Still, there are signs of movement. The Buffalo Urban Renewal Agency recently approved a mixed-use project at 1185 Delaware Ave that will add 32 units of affordable housing above ground-floor retail — a rarity in a corridor where new residential construction has been scarce. “We’re not trying to turn Delaware Avenue into something it’s not,” said Mayor Byron Brown in a recent interview with Buffalo News. “We’re trying to remind people what it always was: a walkable, livable street where you can live, work, and grab a coffee without needing a car.”
“The danger isn’t gentrification — it’s stagnation. We’ve seen what happens when investment skips entire blocks: disinvestment becomes self-fulfilling. You need catalytic projects that signal confidence to private developers and reassurance to longtime residents that they’re not being pushed out — they’re being included.”
— Katherine Reyes, Director of Community Planning, Partnership for the Public Good
Reyes’ group has been advocating for a form of “equity zoning” along Delaware Avenue that would incentivize developers to include affordable units in exchange for height bonuses — a policy already in use in cities like Minneapolis and Portland, but still absent in Buffalo’s zoning code. Critics argue such measures could leisurely development in a market already wary of risk. “We’re not against growth,” said one local developer who spoke on condition of anonymity. “We’re against policies that make projects financially unviable before they even break ground. Affordability mandates need to come with real subsidies — or they just push construction to the suburbs.”

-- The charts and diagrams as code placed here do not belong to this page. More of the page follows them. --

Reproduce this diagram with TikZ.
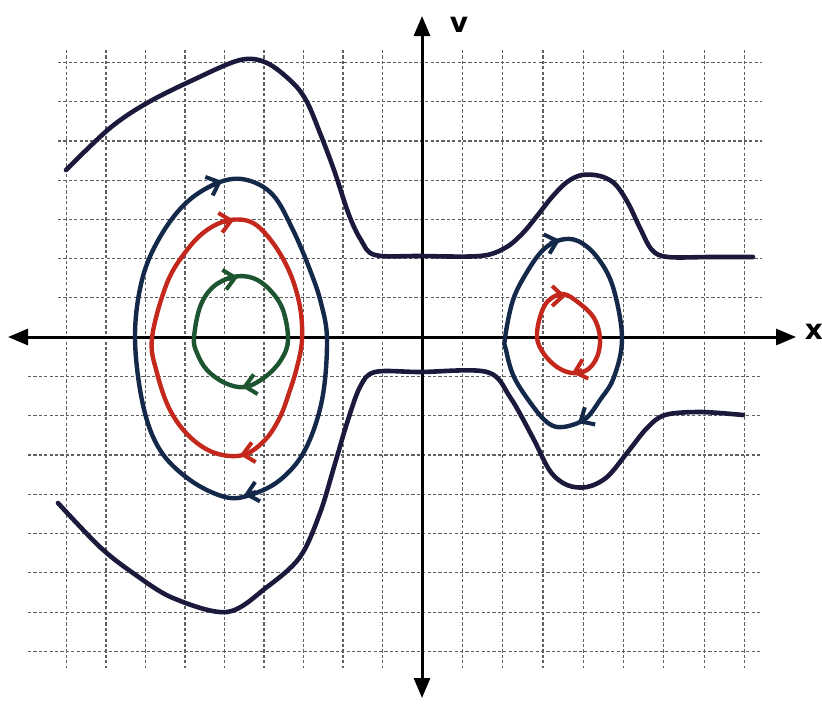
\documentclass[tikz,border=0pt]{standalone}
\usepackage{fontspec}
\setsansfont{DejaVu Sans}
\usetikzlibrary{arrows.meta}
\definecolor{navy}{HTML}{1C1A3C}
\definecolor{orbblue}{HTML}{14284A}
\definecolor{orbred}{HTML}{C4281C}
\definecolor{orbgreen}{HTML}{1D5530}
\definecolor{gridc}{HTML}{606060}
\begin{document}
\begin{tikzpicture}[x=0.5pt,y=-0.5pt,
  gridline/.style={gridc, line width=0.6pt, dash pattern=on 1.6pt off 1.1pt},
  axisline/.style={black, line width=1.5pt},
  sep/.style={navy, line width=2.3pt, line cap=round, line join=round},
  orbit/.style={line width=2.2pt, line cap=round, line join=round},
  chev/.style={line width=2pt, -{Straight Barb[length=5.5pt,width=10pt]}},
  lab/.style={font=\sffamily\bfseries\fontsize{14}{14}\selectfont, inner sep=0pt}]
\useasboundingbox (0,0) rectangle (822,703);
\fill[white] (0,0) rectangle (822,703);
% grid
\foreach \k in {1,...,9} \draw[gridline] ({422-39.5*\k},50) -- ({422-39.5*\k},668);
\foreach \k in {1,...,8} \draw[gridline] ({422+40.3*\k},50) -- ({422+40.3*\k},668);
\foreach \k in {1,...,7} \draw[gridline] (58,{337-39.2*\k}) -- (762,{337-39.2*\k});
\foreach \k in {1,...,8} \draw[gridline] (28,{337+39.3*\k}) -- (762,{337+39.3*\k});
% axes
\coordinate (xl) at (8,337);
\coordinate (xr) at (796,337);
\coordinate (vt) at (422,16);
\coordinate (vb) at (422,698);
\draw[axisline, {Triangle[length=10pt,width=8pt]}-{Triangle[length=10pt,width=8pt]}] (xl) -- (xr);
\draw[axisline, {Triangle[length=10pt,width=8pt]}-{Triangle[length=10pt,width=8pt]}] (vb) -- (vt);
\node[lab] (vlab) at (459,25) {v};
\node[lab] (xlab) at (814,332) {x};
% upper separatrix
\draw[sep] plot[smooth, tension=0.55] coordinates {(66,170) (110,128) (147,103) (193,80) (240,60) (267,63) (293,83) (307,102) (320,133) (334,170) (349,215) (361,240) (375,255) (420,256) (480,256) (505,248) (522,234) (537,216) (552,197) (567,182) (582,175) (600,176) (615,184) (628,203) (640,228) (652,250) (668,257) (710,257) (753,257)};
% lower separatrix
\draw[sep] plot[smooth, tension=0.55] coordinates {(58,503) (100,547) (133,573) (173,598) (227,612) (267,587) (300,557) (320,513) (334,467) (347,423) (360,387) (375,372) (420,372) (487,372) (510,397) (533,438) (550,471) (567,485) (587,487) (607,477) (627,453) (647,428) (665,415) (700,412) (743,415)};
% left orbits
\draw[orbit, orbblue] plot[smooth cycle, tension=0.6] coordinates {(135,338) (142,280) (160,237) (187,202) (220,182) (247,180) (273,195) (293,230) (310,270) (321,303) (327,340) (322,400) (305,450) (280,480) (250,495) (225,497) (190,480) (160,450) (143,405)};
\draw[orbit, orbred] plot[smooth cycle, tension=0.6] coordinates {(152,338) (167,283) (187,250) (207,230) (230,220) (253,223) (273,243) (290,273) (300,307) (302,340) (297,367) (290,390) (280,417) (265,440) (243,455) (215,453) (190,437) (170,410) (157,373)};
\draw[orbit, orbgreen] plot[smooth cycle, tension=0.6] coordinates {(194,338) (200,307) (213,287) (233,277) (253,278) (270,290) (283,310) (288,340) (281,360) (265,377) (245,387) (225,383) (207,370) (197,353)};
% right orbits
\draw[orbit, orbblue] plot[smooth cycle, tension=0.6] coordinates {(505,338) (513,300) (527,272) (543,250) (560,240) (578,241) (597,257) (613,287) (622,338) (614,377) (600,400) (585,419) (563,427) (548,423) (532,405) (514,377) (506,350)};
\draw[orbit, orbred] plot[smooth cycle, tension=0.6] coordinates {(537,338) (540,317) (548,301) (563,294) (579,303) (594,318) (600,338) (597,357) (587,370) (572,373) (557,367) (544,354)};
% chevrons
\draw[chev, orbblue] (212,185) -- (222,181);
\draw[chev, orbblue] (256,492) -- (244,495);
\draw[chev, orbred] (224,222) -- (234,220);
\draw[chev, orbred] (250,453) -- (240,455);
\draw[chev, orbgreen] (228,279) -- (238,277);
\draw[chev, orbgreen] (252,385) -- (242,387);
\draw[chev, orbblue] (550,243) -- (560,240);
\draw[chev, orbblue] (588,417) -- (578,423);
\draw[chev, orbred] (557,296) -- (566,296);
\draw[chev, orbred] (582,370) -- (572,373);
\end{tikzpicture}
\end{document}
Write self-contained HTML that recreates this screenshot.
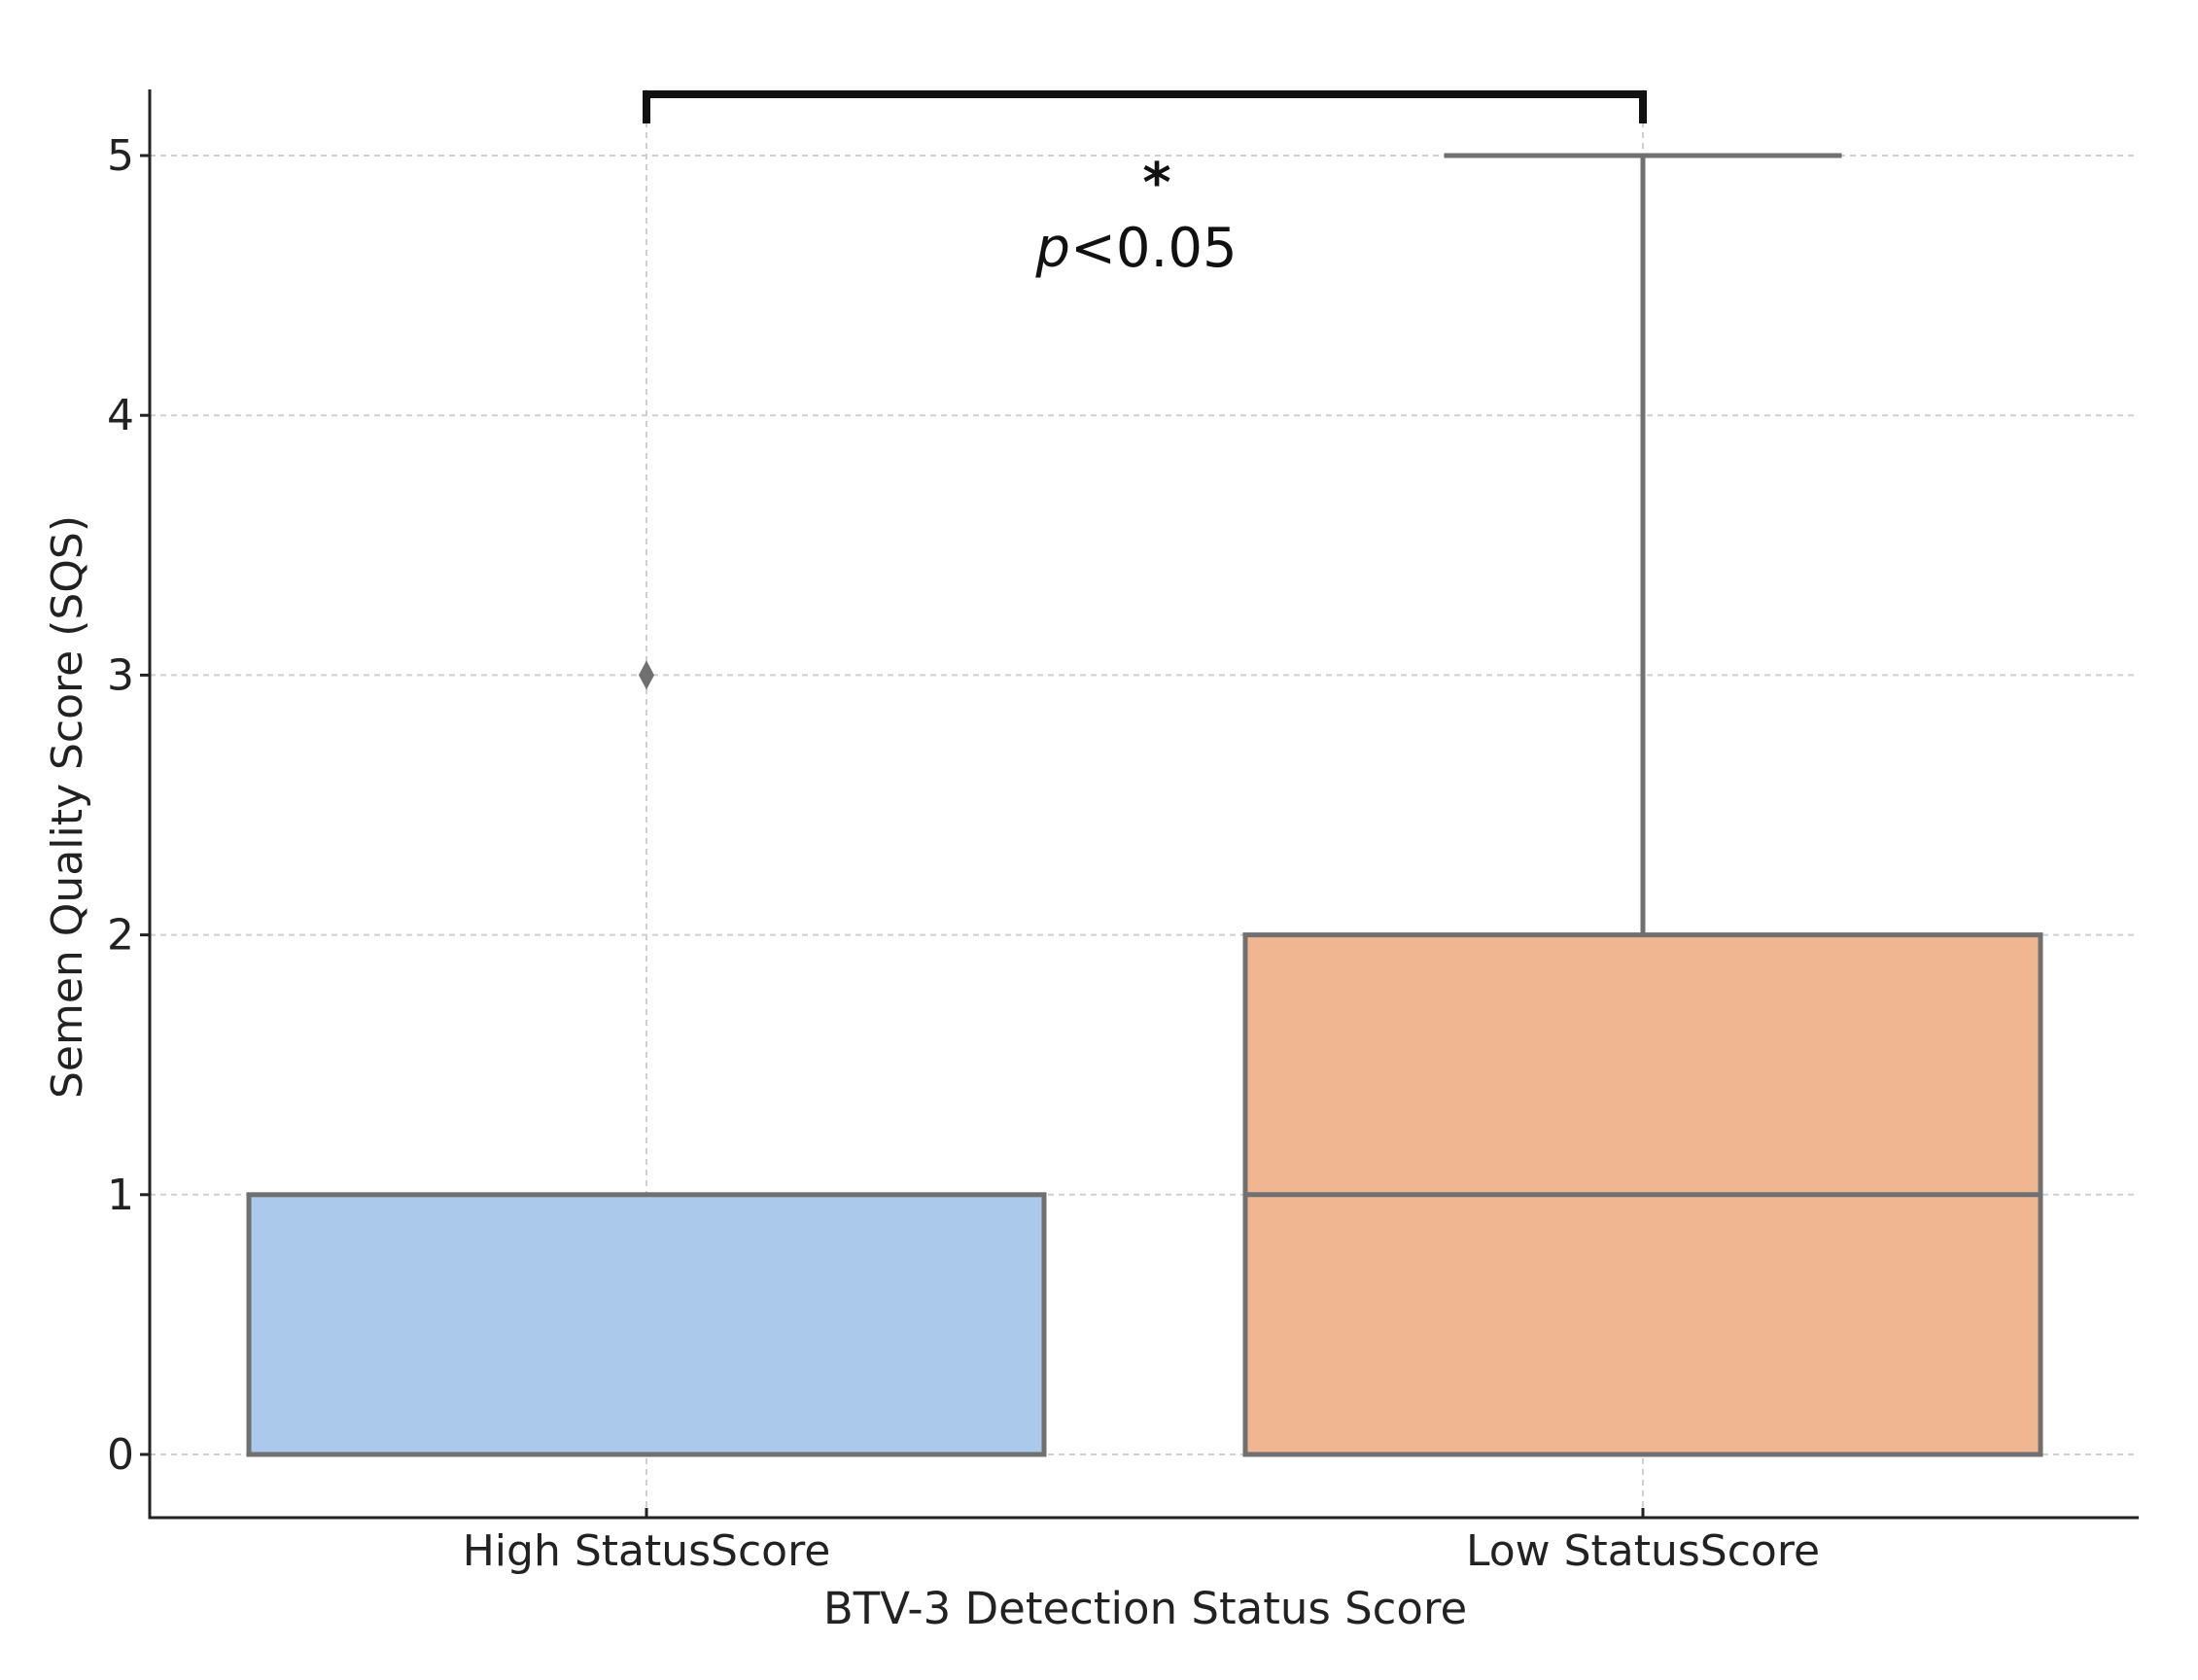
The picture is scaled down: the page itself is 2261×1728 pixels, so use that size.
<!DOCTYPE html>
<html><head><meta charset="utf-8"><style>
html,body{margin:0;padding:0;background:#fff;}
svg{display:block;font-family:"DejaVu Sans","Liberation Sans",sans-serif;}
</style></head><body>
<svg id="chart" width="2261" height="1728" viewBox="0 0 2261 1728">
<g id="grid"></g>
<g id="boxes"></g>
<g id="axes"></g>
<g>
<path d="M665 127 V97 H1690 V127" fill="none" stroke="#111" stroke-width="8"/>
<text x="1190" y="207" text-anchor="middle" font-size="56" font-weight="bold" fill="#111">*</text>
<text x="1169" y="274" text-anchor="middle" font-size="56" fill="#111"><tspan font-style="italic">p</tspan>&lt;0.05</text>
</g>
<text x="1178" y="1670" text-anchor="middle" font-size="45" fill="#222">BTV-3 Detection Status Score</text>
<text transform="translate(84,830) rotate(-90)" text-anchor="middle" font-size="44" fill="#222">Semen Quality Score (SQS)</text>
</svg>
<script>
const categories = ["High StatusScore", "Low StatusScore"];
const q1 = [0, 0];
const medians = [0, 1];
const q3 = [1, 2];
const whiskLo = [0, 0];
const whiskHi = [1, 5];
const outliers = [[3], []];
const yTicks = [0, 1, 2, 3, 4, 5];
const colors = ["#abc9eb", "#f0b692"];

const NS = "http://www.w3.org/2000/svg";
const plotL = 154, plotR = 2200, plotT = 92, plotB = 1561;
const yS = v => 1496 - v * 267.2;
const xc = i => 665 + i * 1025;
const halfW = 409;
function mk(tag, attrs, parent) {
  const e = document.createElementNS(NS, tag);
  for (const k in attrs) e.setAttribute(k, attrs[k]);
  parent.appendChild(e);
  return e;
}
const grid = document.getElementById("grid");
const axes = document.getElementById("axes");
const boxes = document.getElementById("boxes");
yTicks.forEach(t => {
  const g = mk("line", {x1: plotL, x2: plotR, y1: yS(t), y2: yS(t), stroke: "#cfcfcf", "stroke-width": 2, "stroke-dasharray": "6,5"}, grid);
  
  
  const tk = mk("line", {x1: plotL - 10, x2: plotL, y1: yS(t), y2: yS(t), stroke: "#222", "stroke-width": 3}, axes);
  
  
  const lb = mk("text", {x: plotL - 16, y: yS(t) + 15, "text-anchor": "end", "font-size": 44, fill: "#222"}, axes);
  lb.textContent = t;
  
  
});
categories.forEach((c, i) => {
  const g = mk("line", {x1: xc(i), x2: xc(i), y1: plotT, y2: plotB, stroke: "#cfcfcf", "stroke-width": 2, "stroke-dasharray": "6,5"}, grid);
  
  
  const tk = mk("line", {x1: xc(i), x2: xc(i), y1: plotB - 10, y2: plotB, stroke: "#222", "stroke-width": 3}, axes);
  
  
  const lb = mk("text", {x: xc(i), y: 1610, "text-anchor": "middle", "font-size": 44, fill: "#222"}, axes);
  lb.textContent = c;
  
  

  const grp = mk("g", {}, boxes);
  
  
  const st = {stroke: "#707070", "stroke-width": 5};
  if (whiskHi[i] > q3[i]) {
    mk("line", Object.assign({x1: xc(i), x2: xc(i), y1: yS(q3[i]), y2: yS(whiskHi[i])}, st), grp);
    mk("line", Object.assign({x1: xc(i) - halfW / 2, x2: xc(i) + halfW / 2, y1: yS(whiskHi[i]), y2: yS(whiskHi[i])}, st), grp);
  }
  if (whiskLo[i] < q1[i]) {
    mk("line", Object.assign({x1: xc(i), x2: xc(i), y1: yS(q1[i]), y2: yS(whiskLo[i])}, st), grp);
  }
  const r = mk("rect", Object.assign({x: xc(i) - halfW, y: yS(q3[i]), width: 2 * halfW, height: yS(q1[i]) - yS(q3[i]), fill: colors[i]}, st), grp);
  
  
  const m = mk("line", Object.assign({x1: xc(i) - halfW, x2: xc(i) + halfW, y1: yS(medians[i]), y2: yS(medians[i])}, st), grp);
  
  
  outliers[i].forEach(o => {
    const cy = yS(o), cx = xc(i);
    const d = mk("path", {d: `M${cx} ${cy - 15} L${cx + 8} ${cy} L${cx} ${cy + 15} L${cx - 8} ${cy} Z`, fill: "#707070"}, grp);
    
    
  });
});
const ax = mk("path", {d: `M${plotL} ${plotT} V${plotB} H${plotR}`, fill: "none", stroke: "#222", "stroke-width": 3}, axes);


</script>
</body></html>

That tension — between preserving character and enabling growth, between protecting tenants and attracting capital — is not unique to Buffalo. But it plays out with particular poignancy on streets like Delaware Avenue, where the past is literally built into the facades. The street’s mix of single-family homes, duplexes, and small apartment buildings means that change here affects a broad socioeconomic spectrum: from retirees on fixed incomes in century-old houses to young professionals renting renovated units near North Street, to immigrant families running bodegas and laundromats in the southern blocks.
And then there’s the park. Delaware Park, designed by Olmsted and Vaux, anchors the eastern end of the avenue. Its presence lifts property values and quality of life — but also highlights disparities. A 2024 analysis by the University at Buffalo’s Regional Institute found that while residents within a 10-minute walk of the park had significantly higher access to green space and lower rates of stress-related illness, those same benefits dropped sharply just two blocks west, where tree canopy cover is thinner and sidewalk continuity breaks down. It’s a reminder that infrastructure isn’t just about roads and buildings — it’s about who gets to enjoy the full benefits of urban life.
So what does it all mean? Delaware Avenue isn’t in crisis. But it’s not thriving equally, either. The story here is one of delayed momentum — of grants that move slowly, of policies that lag behind need, of a city trying to honor its past while building a future that works for more than just a few blocks. The real metric isn’t the number of new cafes or the rise in property values. It’s whether a teacher, a nurse, or a small business owner can still afford to live and work here without sacrificing stability. That’s the test of a just recovery — and it’s one Buffalo, like so many other cities, is still learning how to pass.